Aerogel-based insulation materials offer extremely low thermal conductivity in lightweight, compact forms. Multi-layer insulation (MLI) systems, commonly used in spacecraft thermal control, can be adapted for AHRS applications where radiation heat transfer is significant. Ceramic thermal barrier coatings applied to AHRS housings can protect against radiant heat from nearby engines or other high-temperature sources.
Selective thermal management approaches use insulation strategically to create thermal zones within AHRS units, allowing different components to operate at their optimal temperatures. Temperature-sensitive sensors can be insulated from heat-generating processing electronics, while thermal pathways ensure that waste heat is efficiently conducted to heat rejection surfaces.

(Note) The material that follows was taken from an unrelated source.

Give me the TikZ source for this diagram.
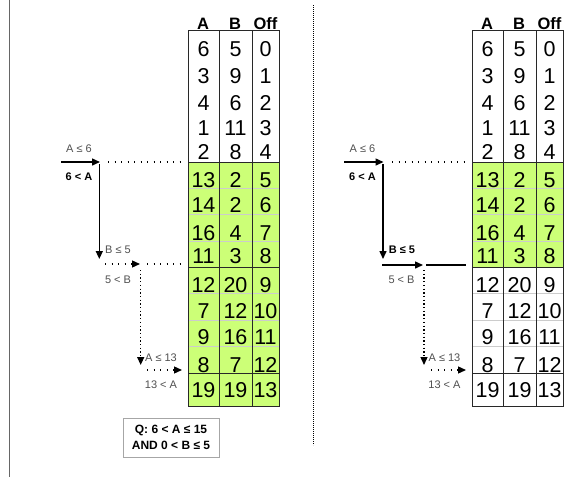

Integrated Thermal Management System Design
Effective thermal management for high-performance AHRS units requires a holistic approach that considers all aspects of heat generation, transfer, and rejection within the context of the specific application environment and constraints.
Thermal Modeling and Simulation
If thermal simulation is used as part of the design process of the equipment, thermal design issues will be identified before a prototype is built. Fixing an issue at the design stage is both quicker and cheaper than modifying the design after a prototype is created. Modern computational fluid dynamics (CFD) and finite element analysis (FEA) tools enable detailed thermal modeling of AHRS units.
Thermal simulation allows engineers to evaluate multiple design alternatives virtually, optimizing component placement, thermal interface materials, heat sink geometries, and cooling strategies before committing to physical prototypes. Transient thermal analysis can predict temperature responses to varying power loads and environmental conditions, ensuring that AHRS units will maintain acceptable temperatures throughout their operational envelope.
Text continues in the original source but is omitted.